Esta observação está actual. Se queremos encontrar rumos de futuro numa sociedade que continuará a ter o trabalho em lugar central e por isso a necessitar de ser valorizado, se queremos defender direitos sociais que dão dignidade e qualidade à nossa vida, se queremos uma economia com racionalidade e eficácia ao serviço das pessoas, do desenvolvimento e da soberania de Portugal temos de dar forte combate à ideologia dominante, temos de dizer aos senhores que nos têm explorado e nos querem empobrecer aceleradamente que a sua força não se imporá como direito autoritário e antidemocrático e será derrotada, que não aceitaremos que os seus interesses egoístas se transformem em lei, que exerceremos o direito de definir e construir o rumo das nossas vidas.
A submissão inerente à transformação da "obediência em dever" humilha os seres humanos e nega a democracia, por isso há que colocar na ordem do dia o exercício do pensar e agir, a exigência da verdade na governação, o direito de participação activa e proponente de homens e mulheres livres que somos, para assim se construírem alternativas.
Os governantes europeus mentiram-nos sobre os objectivos e o rumo a que nos conduziriam os compromissos e tratados que nos foram impondo. Hoje é de enorme hipocrisia e malvadez tentarem esconder aos povos o que andam a preparar para aniquilar o projecto europeu de harmonização social no progresso, de solidariedade e de coesão que nos era apresentado.
Na U.E., como em Portugal, é perverso o ataque ao Estado Social. Primeiro, porque esse foi um pilar estruturante do nosso desenvolvimento e factor de esperança e de mobilização de povos de outras regiões do mundo. Segundo, porque este ataque pode constituir-se em factor de instabilidade e de conflitualidade social generalizada e, até, transformar-se em fermento de conflitos muito mais graves, porque nas sociedades modernas os direitos sociais são fundamentais para a sua coesão e para relações estáveis entre os povos.

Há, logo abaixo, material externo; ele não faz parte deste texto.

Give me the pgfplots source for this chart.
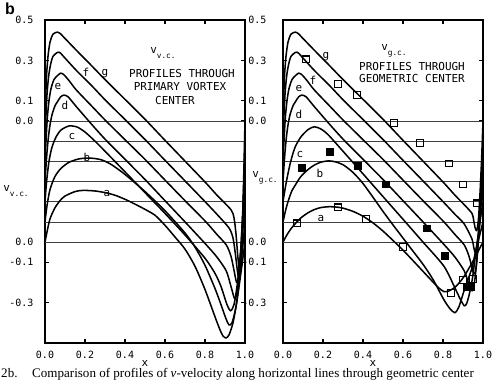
\documentclass[border=0pt]{standalone}
\usepackage{pgfplots}
\pgfplotsset{compat=1.18}
\usepackage{pgfplotstable}
\usepackage{fontspec}
\setmainfont{Liberation Serif}
\newfontfamily\plotfont{DejaVu Sans Mono}
\newfontfamily\labfont{Liberation Sans}
\newcommand\sub[1]{\raisebox{-3.6pt}{\fontsize{5.6}{6}\selectfont #1}}

% ---------- left panel: profiles through primary vortex center ----------
\pgfplotstableread{
x v
0 0
0.01 0.05
0.025 0.115
0.05 0.17
0.075 0.205
0.1 0.228
0.15 0.25
0.19 0.256
0.25 0.253
0.3 0.245
0.35 0.232
0.4 0.212
0.45 0.188
0.5 0.162
0.55 0.133
0.6 0.083
0.65 0.025
0.7 -0.035
0.75 -0.12
0.8 -0.235
0.85 -0.37
0.875 -0.435
0.89 -0.465
0.905 -0.475
0.92 -0.46
0.94 -0.4
0.96 -0.29
0.98 -0.15
1 0
}\LA
\pgfplotstableread{
x v
0 0
0.01 0.08
0.025 0.16
0.05 0.225
0.08 0.265
0.12 0.295
0.17 0.312
0.225 0.316
0.28 0.308
0.33 0.285
0.4 0.235
0.5 0.15
0.6 0.055
0.7 -0.055
0.75 -0.125
0.8 -0.215
0.85 -0.33
0.88 -0.41
0.905 -0.48
0.92 -0.51
0.935 -0.5
0.955 -0.42
0.975 -0.26
0.99 -0.11
1 0
}\LB
\pgfplotstableread{
x v
0 0
0.008 0.1
0.02 0.2
0.035 0.27
0.055 0.32
0.08 0.355
0.12 0.375
0.16 0.37
0.2 0.345
0.25 0.3
0.3 0.25
0.4 0.148
0.5 0.045
0.6 -0.058
0.7 -0.165
0.8 -0.28
0.85 -0.355
0.88 -0.42
0.91 -0.51
0.928 -0.54
0.945 -0.51
0.96 -0.42
0.975 -0.29
0.99 -0.13
1 0
}\LC
\pgfplotstableread{
x v
0 0
0.008 0.12
0.016 0.21
0.025 0.28
0.035 0.33
0.05 0.375
0.0625 0.3956
0.0781 0.4191
0.0938 0.4277
0.115 0.42
0.1563 0.3712
0.2344 0.2819
0.3 0.21
0.4 0.11
0.5 0.01
0.6 -0.095
0.7 -0.2
0.8047 -0.3118
0.8594 -0.374
0.9063 -0.443
0.93 -0.52
0.948 -0.58
0.96 -0.55
0.97 -0.46
0.98 -0.32
0.99 -0.16
1 0
}\LD
\pgfplotstableread{
x v
0 0
0.006 0.12
0.012 0.22
0.02 0.3
0.03 0.36
0.045 0.405
0.0625 0.4245
0.0781 0.4365
0.0938 0.4295
0.12 0.4
0.1563 0.3537
0.2344 0.2728
0.3 0.205
0.4 0.107
0.5 0.0095
0.6 -0.093
0.7 -0.195
0.8047 -0.3002
0.8594 -0.3621
0.9063 -0.414
0.93 -0.47
0.945 -0.54
0.958 -0.6
0.968 -0.58
0.98 -0.42
0.99 -0.22
1 0
}\LE
\pgfplotstableread{
x v
0 0
0.005 0.13
0.01 0.23
0.018 0.32
0.028 0.38
0.04 0.42
0.0625 0.4398
0.0703 0.4403
0.0781 0.4356
0.0938 0.4182
0.1563 0.3506
0.2344 0.2735
0.3 0.205
0.4 0.107
0.5 0.0082
0.6 -0.095
0.7 -0.197
0.8047 -0.3045
0.8594 -0.3621
0.92 -0.43
0.94 -0.48
0.952 -0.56
0.963 -0.65
0.972 -0.68
0.983 -0.52
0.992 -0.28
1 0
}\LF
\pgfplotstableread{
x v
0 0
0.004 0.13
0.008 0.23
0.015 0.32
0.025 0.39
0.04 0.43
0.0625 0.4398
0.0781 0.4312
0.0938 0.4149
0.1563 0.3507
0.2344 0.2722
0.3 0.205
0.4 0.107
0.5 0.0083
0.6 -0.096
0.7 -0.199
0.8047 -0.3072
0.8594 -0.3674
0.93 -0.44
0.945 -0.48
0.955 -0.56
0.965 -0.68
0.975 -0.75
0.985 -0.6
0.993 -0.3
1 0
}\LG

% ---------- right panel: profiles through geometric center ----------
\pgfplotstableread{
x v
0 0
0.02 0.036
0.04 0.066
0.0625 0.0923
0.0781 0.1089
0.0938 0.1232
0.125 0.145
0.1563 0.1608
0.19 0.171
0.2344 0.1753
0.27 0.173
0.3 0.168
0.35 0.152
0.4 0.128
0.45 0.095
0.5 0.0545
0.55 0.008
0.6 -0.04
0.65 -0.092
0.7 -0.145
0.75 -0.198
0.78 -0.228
0.8047 -0.2453
0.83 -0.242
0.8594 -0.2245
0.88 -0.203
0.9063 -0.1691
0.9453 -0.1031
0.9688 -0.0591
1 0
}\RA
\pgfplotstableread{
x v
0 0
0.015 0.065
0.03 0.115
0.045 0.155
0.0625 0.1836
0.0781 0.2092
0.0938 0.2297
0.125 0.259
0.1563 0.2812
0.19 0.296
0.2266 0.302
0.26 0.298
0.3 0.283
0.35 0.245
0.4 0.19
0.45 0.122
0.5 0.0519
0.55 -0.015
0.6 -0.08
0.65 -0.145
0.7 -0.21
0.75 -0.285
0.8047 -0.386
0.835 -0.43
0.8594 -0.4499
0.88 -0.42
0.9063 -0.338
0.9453 -0.2285
0.9531 -0.1925
0.9609 -0.1566
0.9688 -0.1215
0.985 -0.06
1 0
}\RB
\pgfplotstableread{
x v
0 0
0.01 0.06
0.02 0.115
0.035 0.185
0.05 0.24
0.0625 0.2749
0.0781 0.3035
0.0938 0.3263
0.125 0.357
0.1563 0.371
0.19 0.36
0.2266 0.3308
0.3 0.25
0.4 0.138
0.5 0.0253
0.6 -0.087
0.7 -0.2
0.8047 -0.3197
0.8594 -0.4267
0.885 -0.48
0.9063 -0.5155
0.918 -0.505
0.93 -0.465
0.9453 -0.3919
0.9531 -0.3371
0.9609 -0.2767
0.9688 -0.2139
0.985 -0.1
1 0
}\RC
\pgfplotstableread{
x v
0 0
0.008 0.12
0.016 0.21
0.025 0.28
0.035 0.33
0.05 0.375
0.0625 0.3956
0.0781 0.4191
0.0938 0.4277
0.115 0.42
0.1563 0.3712
0.2344 0.2819
0.3 0.21
0.4 0.11
0.5 0.01
0.6 -0.095
0.7 -0.2
0.8047 -0.3118
0.8594 -0.374
0.9063 -0.4431
0.93 -0.51
0.9453 -0.5405
0.9531 -0.5236
0.9609 -0.4743
0.9688 -0.3902
0.98 -0.25
0.99 -0.12
1 0
}\TD
\pgfplotstableread{
x v
0 0
0.006 0.12
0.012 0.22
0.02 0.3
0.03 0.36
0.045 0.405
0.0625 0.4245
0.0781 0.4365
0.0938 0.4295
0.12 0.4
0.1563 0.3537
0.2344 0.2728
0.3 0.205
0.4 0.107
0.5 0.0095
0.6 -0.093
0.7 -0.195
0.8047 -0.3002
0.8594 -0.3621
0.9063 -0.4144
0.93 -0.47
0.9453 -0.5288
0.9531 -0.5541
0.9609 -0.5507
0.9688 -0.4977
0.98 -0.35
0.99 -0.18
1 0
}\TE
\pgfplotstableread{
x v
0 0
0.005 0.13
0.01 0.23
0.018 0.32
0.028 0.38
0.04 0.42
0.0625 0.4398
0.0703 0.4403
0.0781 0.4356
0.0938 0.4182
0.1563 0.3506
0.2344 0.2735
0.3 0.205
0.4 0.107
0.5 0.0082
0.6 -0.095
0.7 -0.197
0.8047 -0.3045
0.8594 -0.3621
0.9063 -0.4105
0.9453 -0.4859
0.9531 -0.5235
0.9609 -0.5522
0.9688 -0.5386
0.978 -0.45
0.988 -0.28
1 0
}\TF
\pgfplotstableread{
x v
0 0
0.004 0.13
0.008 0.23
0.015 0.32
0.025 0.39
0.04 0.43
0.0625 0.4398
0.0781 0.4312
0.0938 0.4149
0.1563 0.3507
0.2344 0.2722
0.3 0.205
0.4 0.107
0.5 0.0083
0.6 -0.096
0.7 -0.199
0.8047 -0.3072
0.8594 -0.3674
0.9063 -0.415
0.9453 -0.4586
0.9531 -0.491
0.9609 -0.5299
0.9688 -0.543
0.977 -0.49
0.985 -0.36
0.993 -0.19
1 0
}\TG

% comparison data (plot coordinates of the right panel)
\pgfplotstableread{
x y
0.07 0.093
0.275 0.172
0.415 0.113
0.6 -0.025
0.84 -0.251
0.9 -0.187
0.95 -0.182
0.115 0.905
0.275 0.782
0.37 0.728
0.555 0.59
0.685 0.492
0.83 0.389
0.9 0.285
0.97 0.192
}\OpenSq
\pgfplotstableread{
x y
0.095 0.369
0.235 0.448
0.375 0.379
0.515 0.287
0.72 0.069
0.81 -0.067
0.92 -0.221
0.94 -0.221
}\FillSq

\pgfplotsset{
  panel/.style={
    scale only axis, width=144pt, height=232.56pt,
    xmin=0, xmax=1, ymin=-0.5, ymax=1.1,
    clip=false,
    axis line style={line width=1pt},
    tick align=inside, major tick length=3pt,
    tick style={line width=0.8pt, black},
    xtick={0,0.2,0.4,0.6,0.8,1},
    xticklabels={0.0,0.2,0.4,0.6,0.8,1.0},
    ytick={-0.3,-0.1,0,0.6,0.7,0.9,1.1},
    yticklabels={-0.3,-0.1,0.0,0.0,0.1,0.3,0.5},
    tick label style={font=\plotfont\fontsize{7.2}{8}\selectfont},
    xticklabel style={yshift=-2pt},
  },
  curve/.style={black, line width=1.1pt, smooth, tension=0.45, no marks},
  base/.style={black!75, line width=0.5pt, no marks},
}
\tikzset{lab/.style={font=\plotfont\fontsize{7.9}{9}\selectfont, inner sep=0pt}}

\begin{document}
\begin{tikzpicture}
\path[use as bounding box] (-32.4pt,-26.64pt) rectangle (327.6pt,246.96pt);

% ===================== left panel =====================
\begin{axis}[panel, at={(0,0)}, anchor=south west,
  yticklabel style={xshift=-4.8pt}]
\pgfplotsinvokeforeach{0,0.1,0.2,0.3,0.4,0.5,0.6}{
  \addplot[base] coordinates {(0,#1) (1,#1)};
}
\addplot[curve] table[x=x, y expr=\thisrow{v}] {\LA};
\addplot[curve] table[x=x, y expr=\thisrow{v}+0.1] {\LB};
\addplot[curve] table[x=x, y expr=\thisrow{v}+0.2] {\LC};
\addplot[curve] table[x=x, y expr=\thisrow{v}+0.3] {\LD};
\addplot[curve] table[x=x, y expr=\thisrow{v}+0.4] {\LE};
\addplot[curve] table[x=x, y expr=\thisrow{v}+0.5] {\LF};
\addplot[curve] table[x=x, y expr=\thisrow{v}+0.6] {\LG};
\node[lab] at (axis cs:0.30,0.832) {g};
\node[lab] at (axis cs:0.205,0.842) {f};
\node[lab] at (axis cs:0.065,0.772) {e};
\node[lab] at (axis cs:0.10,0.678) {d};
\node[lab] at (axis cs:0.135,0.525) {c};
\node[lab] at (axis cs:0.21,0.42) {b};
\node[lab] at (axis cs:0.31,0.243) {a};
\node[lab, anchor=base west] at (axis cs:0.525,0.935) {v\sub{v.c.}};
\node[lab] at (axis cs:0.685,0.837) {PROFILES THROUGH};
\node[lab] at (axis cs:0.675,0.772) {PRIMARY VORTEX};
\node[lab] at (axis cs:0.65,0.703) {CENTER};
\node[lab, anchor=base west] at (axis cs:0,0.25) [xshift=-30.2pt] {v\sub{v.c.}};
\node[lab] at (axis description cs:0.5,0) [yshift=-14.6pt] {x};
\end{axis}

% ===================== right panel =====================
\begin{axis}[panel, at={(171.36pt,0)}, anchor=south west,
  yticklabel style={xshift=-8.4pt}]
\pgfplotsinvokeforeach{0,0.1,0.2,0.3,0.4,0.5,0.6}{
  \addplot[base] coordinates {(0,#1) (1,#1)};
}
\addplot[curve] table[x=x, y expr=\thisrow{v}] {\RA};
\addplot[curve] table[x=x, y expr=\thisrow{v}+0.1] {\RB};
\addplot[curve] table[x=x, y expr=\thisrow{v}+0.2] {\RC};
\addplot[curve] table[x=x, y expr=\thisrow{v}+0.3] {\TD};
\addplot[curve] table[x=x, y expr=\thisrow{v}+0.4] {\TE};
\addplot[curve] table[x=x, y expr=\thisrow{v}+0.5] {\TF};
\addplot[curve] table[x=x, y expr=\thisrow{v}+0.6] {\TG};
\addplot[only marks, mark=square, mark size=2.4pt, mark options={fill=white, line width=0.8pt}] table[x=x, y=y] {\OpenSq};
\addplot[only marks, mark=square*, mark size=2.4pt, mark options={fill=black}] table[x=x, y=y] {\FillSq};
\node[lab] at (axis cs:0.215,0.921) {g};
\node[lab] at (axis cs:0.15,0.80) {f};
\node[lab] at (axis cs:0.08,0.762) {e};
\node[lab] at (axis cs:0.08,0.634) {d};
\node[lab] at (axis cs:0.085,0.436) {c};
\node[lab] at (axis cs:0.185,0.342) {b};
\node[lab] at (axis cs:0.19,0.119) {a};
\node[lab, anchor=base west] at (axis cs:0.49,0.95) {v\sub{g.c.}};
\node[lab] at (axis cs:0.645,0.872) {PROFILES THROUGH};
\node[lab] at (axis cs:0.645,0.808) {GEOMETRIC CENTER};
\node[lab, anchor=base west] at (axis cs:0,0.32) [xshift=-22.3pt] {v\sub{g.c.}};
\node[lab] at (axis description cs:0.45,0) [yshift=-14.6pt] {x};
\end{axis}

% panel letter and caption
\node[font=\labfont\bfseries\fontsize{11.5}{12}\selectfont, inner sep=0pt] at (-25.2pt,240.5pt) {b};
\node[anchor=base west, inner sep=0pt, font=\fontsize{9.4}{11}\selectfont] at (-31.7pt,-24.9pt) {2b.};
\node[anchor=base west, inner sep=0pt, font=\fontsize{9.4}{11}\selectfont] at (-9.4pt,-24.9pt) {Comparison of profiles of \textit{v}-velocity along horizontal lines through geometric center};
\end{tikzpicture}
\end{document}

É de uma enorme malvadez para com os portugueses a persistência do nosso Governo em impor pacote atrás de pacote de politicas de austeridade e de empobrecimento propositado dos portugueses, quando está provado que não é por essa via que podemos resolver os problemas. É chocante o carácter retrógrado e incongruente dos argumentos expostos para justificar a violência e a injustiça de muitas dessas medidas.
É perverso discutir um Orçamento do Estado debaixo de projecções macroeconómicas falsas, submetido a uma concepção de U.E. que já não existe e a efeitos e funções de uma moeda única (o euro) que comprovadamente estão subvertidas.
Precisamos do debate social, económico, cultural e político feito com verdade e com a participação das pessoas e das suas organizações, sobre um projecto de desenvolvimento do país com ou sem euro, mas para servir o povo.